The "L" Word in Business
Big thanks to Sarah Jacob, Idea Champions' Dutchess of Business Development for this fine post.
I recently had the delightful privilege of attending HSM's World Innovation Forum in New York City -- two days of luminous speakers on a broad spectrum of innovation-themed topics.
With tickets at $2,500 a pop, attendees were heavy-hitters at major corporations from around the globe -- a no-nonsense crowd.
Jean-Claude Biver was one of the first speakers.
Not many CEOs have helped their company grow revenues from $24 million to $100 million in two years. Biver did at Hublot Geneve, a Swiss watchmaker that sells ten thousand dollar watches -- a product which he admits are now "totally useless" since most people these days use their smartphones to check the time.
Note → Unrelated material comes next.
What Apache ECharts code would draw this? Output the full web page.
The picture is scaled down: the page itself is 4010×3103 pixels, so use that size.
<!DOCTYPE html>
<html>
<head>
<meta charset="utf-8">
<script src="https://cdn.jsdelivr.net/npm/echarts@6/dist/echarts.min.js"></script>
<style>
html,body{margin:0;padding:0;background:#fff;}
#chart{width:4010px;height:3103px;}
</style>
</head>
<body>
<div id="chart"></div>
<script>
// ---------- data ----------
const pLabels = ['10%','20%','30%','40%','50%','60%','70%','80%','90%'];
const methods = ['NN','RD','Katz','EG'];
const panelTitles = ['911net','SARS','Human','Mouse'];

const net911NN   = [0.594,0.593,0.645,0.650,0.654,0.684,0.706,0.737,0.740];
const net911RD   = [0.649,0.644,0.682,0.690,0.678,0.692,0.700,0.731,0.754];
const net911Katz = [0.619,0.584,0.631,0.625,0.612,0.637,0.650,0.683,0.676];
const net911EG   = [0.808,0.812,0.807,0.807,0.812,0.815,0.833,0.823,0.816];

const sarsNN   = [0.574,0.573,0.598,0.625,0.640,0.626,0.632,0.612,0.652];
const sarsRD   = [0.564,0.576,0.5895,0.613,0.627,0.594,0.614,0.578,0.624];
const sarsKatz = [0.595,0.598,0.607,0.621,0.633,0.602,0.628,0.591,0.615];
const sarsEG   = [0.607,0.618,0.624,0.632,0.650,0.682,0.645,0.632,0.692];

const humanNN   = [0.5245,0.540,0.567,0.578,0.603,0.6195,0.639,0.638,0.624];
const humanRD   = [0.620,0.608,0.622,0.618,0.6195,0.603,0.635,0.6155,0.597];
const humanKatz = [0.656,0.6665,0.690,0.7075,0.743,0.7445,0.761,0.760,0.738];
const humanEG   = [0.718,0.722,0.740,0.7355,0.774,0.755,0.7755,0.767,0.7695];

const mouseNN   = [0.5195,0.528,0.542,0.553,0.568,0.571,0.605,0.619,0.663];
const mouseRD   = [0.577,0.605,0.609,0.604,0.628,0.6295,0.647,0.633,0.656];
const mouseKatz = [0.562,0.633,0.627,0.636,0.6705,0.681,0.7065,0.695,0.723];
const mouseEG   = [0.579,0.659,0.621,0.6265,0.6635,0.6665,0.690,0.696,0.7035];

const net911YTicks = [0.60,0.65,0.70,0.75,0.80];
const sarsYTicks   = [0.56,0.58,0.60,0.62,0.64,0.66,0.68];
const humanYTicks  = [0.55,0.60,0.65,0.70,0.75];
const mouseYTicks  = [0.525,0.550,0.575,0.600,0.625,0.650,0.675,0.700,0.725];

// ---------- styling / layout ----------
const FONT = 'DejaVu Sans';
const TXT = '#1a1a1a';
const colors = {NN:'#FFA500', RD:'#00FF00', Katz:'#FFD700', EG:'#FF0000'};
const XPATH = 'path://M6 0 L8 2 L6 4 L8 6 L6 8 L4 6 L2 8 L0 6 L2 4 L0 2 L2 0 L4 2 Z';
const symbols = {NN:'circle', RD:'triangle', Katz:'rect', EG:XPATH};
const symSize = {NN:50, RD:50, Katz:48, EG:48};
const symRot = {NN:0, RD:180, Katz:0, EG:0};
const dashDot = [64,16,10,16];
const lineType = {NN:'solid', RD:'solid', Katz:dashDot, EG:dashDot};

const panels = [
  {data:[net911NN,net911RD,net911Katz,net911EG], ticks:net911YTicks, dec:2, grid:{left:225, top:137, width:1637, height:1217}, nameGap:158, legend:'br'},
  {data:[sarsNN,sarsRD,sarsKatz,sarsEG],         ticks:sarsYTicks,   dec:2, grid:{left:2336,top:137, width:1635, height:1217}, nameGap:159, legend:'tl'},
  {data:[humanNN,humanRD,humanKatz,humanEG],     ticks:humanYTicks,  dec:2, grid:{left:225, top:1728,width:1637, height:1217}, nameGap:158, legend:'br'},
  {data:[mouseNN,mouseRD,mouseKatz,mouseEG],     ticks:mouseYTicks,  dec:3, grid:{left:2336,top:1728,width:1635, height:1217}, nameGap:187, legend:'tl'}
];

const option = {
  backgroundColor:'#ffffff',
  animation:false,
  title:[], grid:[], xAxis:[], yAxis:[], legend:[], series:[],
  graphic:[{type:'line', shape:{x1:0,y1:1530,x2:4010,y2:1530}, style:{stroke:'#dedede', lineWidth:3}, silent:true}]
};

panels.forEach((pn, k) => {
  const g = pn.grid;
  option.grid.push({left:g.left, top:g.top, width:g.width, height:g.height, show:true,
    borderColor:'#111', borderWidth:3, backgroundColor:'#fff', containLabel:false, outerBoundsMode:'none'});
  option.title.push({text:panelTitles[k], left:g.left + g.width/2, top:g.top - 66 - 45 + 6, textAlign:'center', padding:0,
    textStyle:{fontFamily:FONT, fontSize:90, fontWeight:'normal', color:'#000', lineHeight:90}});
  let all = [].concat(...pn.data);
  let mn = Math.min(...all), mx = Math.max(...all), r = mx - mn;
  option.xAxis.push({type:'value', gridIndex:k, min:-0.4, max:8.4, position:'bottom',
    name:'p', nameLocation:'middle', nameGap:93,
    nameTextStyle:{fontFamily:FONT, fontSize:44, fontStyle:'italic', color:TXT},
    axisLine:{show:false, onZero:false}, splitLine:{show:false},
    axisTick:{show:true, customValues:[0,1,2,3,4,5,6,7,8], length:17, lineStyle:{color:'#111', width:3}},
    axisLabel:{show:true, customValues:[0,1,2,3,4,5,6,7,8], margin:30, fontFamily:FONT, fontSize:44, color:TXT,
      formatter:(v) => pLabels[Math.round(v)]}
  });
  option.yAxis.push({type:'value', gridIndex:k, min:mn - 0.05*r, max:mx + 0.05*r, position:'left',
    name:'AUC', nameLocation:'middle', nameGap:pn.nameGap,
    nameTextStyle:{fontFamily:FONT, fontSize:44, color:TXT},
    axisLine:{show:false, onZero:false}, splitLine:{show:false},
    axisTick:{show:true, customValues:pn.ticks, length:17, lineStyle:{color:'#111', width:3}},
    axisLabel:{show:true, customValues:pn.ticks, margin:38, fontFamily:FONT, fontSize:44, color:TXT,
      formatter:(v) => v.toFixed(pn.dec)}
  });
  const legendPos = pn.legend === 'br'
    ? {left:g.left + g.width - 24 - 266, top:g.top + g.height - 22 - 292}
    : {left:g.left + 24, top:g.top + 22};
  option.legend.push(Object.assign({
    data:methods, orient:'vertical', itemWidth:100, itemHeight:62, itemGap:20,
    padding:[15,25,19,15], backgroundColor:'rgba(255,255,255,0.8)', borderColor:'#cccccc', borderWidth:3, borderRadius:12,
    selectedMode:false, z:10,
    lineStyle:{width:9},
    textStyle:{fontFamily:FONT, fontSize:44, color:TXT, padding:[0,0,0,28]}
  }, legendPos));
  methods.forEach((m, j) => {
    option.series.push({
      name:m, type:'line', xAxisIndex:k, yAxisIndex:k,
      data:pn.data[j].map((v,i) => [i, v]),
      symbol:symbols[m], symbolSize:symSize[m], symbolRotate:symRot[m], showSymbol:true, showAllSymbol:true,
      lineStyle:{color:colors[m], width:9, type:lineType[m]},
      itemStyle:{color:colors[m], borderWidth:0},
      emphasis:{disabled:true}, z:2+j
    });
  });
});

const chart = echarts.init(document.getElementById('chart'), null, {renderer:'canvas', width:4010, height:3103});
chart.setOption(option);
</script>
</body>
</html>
Gesturing to the glittery watch on his wrist with a slightly baffled look, he shrugged and laughed.
The silver-haired entrepreneur began his presentation by letting us in on a little known fact: he was a hippie in the 60s, shaped by the Beatles and his many visits to Woodstock.
"First, we have to share," he explained. "Giving employees a bonus at the end of the year is not sharing. It is justice. It is important to share experiences, knowledge, doubts, and the process of success."
And then he dropped the L-bomb.
"Sharing," he declared, "is an act of love."
I was intrigued that this man was brave enough to speak that depth of truth to an audience of businesspeople.
I looked around and noticed a few people shift in their seats.
Biver went on to pitch us Principle #2: Respect, making note that self-respect was primary.
"If you don't respect yourself," he asked, "how can you respect others, or your customers, suppliers, or the earth? A person who respects himself is guided by love."
There it was AGAIN, the word "love"!
I glanced sideways.
A man got up and awkwardly sidestepped his way to the aisle. Then a woman. I stayed put, captivated.
Principle #3: Forgiveness.
"We must forgive every mistake," he explained, "but only once. You cannot make the same mistake twice."
At Hublot Geneve, Monday was the day for sharing mistakes, and for every mistake shared, employees received a bonus. The result? People got used to sharing mistakes, and everyone got the benefit of the lesson.
"Forgiveness," he said, smiling, "is an act of love."
BOLD. This man was talking about LOVE at a global business conference of people who controlled billions of dollars! He was not talking about metrics or social media or ROI. Love!
And I was loving it.
In my experience, love is at the core of any kind, generous, authentic interaction.
A corporate culture that fosters the values of freedom, autonomy, purpose, mastery, integrity, and responsibility is a culture that is really about love -- a feeling that starts with inspired leaders who care. These leaders want to make the world a better place and deliver something great, while valuing the well-being of every person they employ.
I know this inside and out, having left a six-figure job in an investment firm three years ago to do what I loved: to travel the world dancing tango.
But did others in this sophisticated business crowd know this? Could they hear Biver's message? Business movers and shakers are often distracted by the depths of data, deadlines, and deliverables and miss the chance to be authentic.
I'm guessing the word love doesn't come up too often in their weekly staff meetings. But maybe it should.
"If people act from love," Biver explained, "then they are strong."
A company with this kind of culture, Bivre continued, is one where people are comfortable, ethical, enjoy themselves, and are happy to share. They help each other, and that support makes each person stronger and the organization great -- not to mention profitable -- even if they sell incredibly expensive, useless, luxury items in a soft economy.
Jean Claude Biver's closing comment?
"My biggest asset is that I was a hippie. Thank you Woodstock, The Beatles, and The Rolling Stones."
Hallelujah! As the Director of Business Development for an innovation consultancy actually headquartered in Woodstock, I thank you, Mr. Biver, for unapologetically using a word that is taboo in American corporate culture.
Let's start a revolution.
Posted by Mitch Ditkoff at August 5, 2012 10:18 PM
That's all that I want to add!
Best wishes and love, Roger
Posted by: RogerEllman at August 6, 2012 04:20 AM
Great article. This reminds me of a book from the titled "For Love and Profit" by Jame A. Autry, that I gave to my VP back in the '80s. This is how I've always managed. By my VP's actions, It didn't appear that he read it, nor did he appreciate my feeble attempt at managing up!
You incorrectly attributed the actual source for your list of principles...as they certainly didn't arise from the kind of love that was the focus of the 60's, rather they came from the best selling book in the history of the world (and for good reason).
Although, not politically correct, the Bible is replete with these principles...including a principle that is no longer allowed to be discussed in our public schools...the Golden Rule. We could live our lives, just like our forefathers successfully did, by this one simple rule. Keep the great articles on how to best engage employees!! Love It!!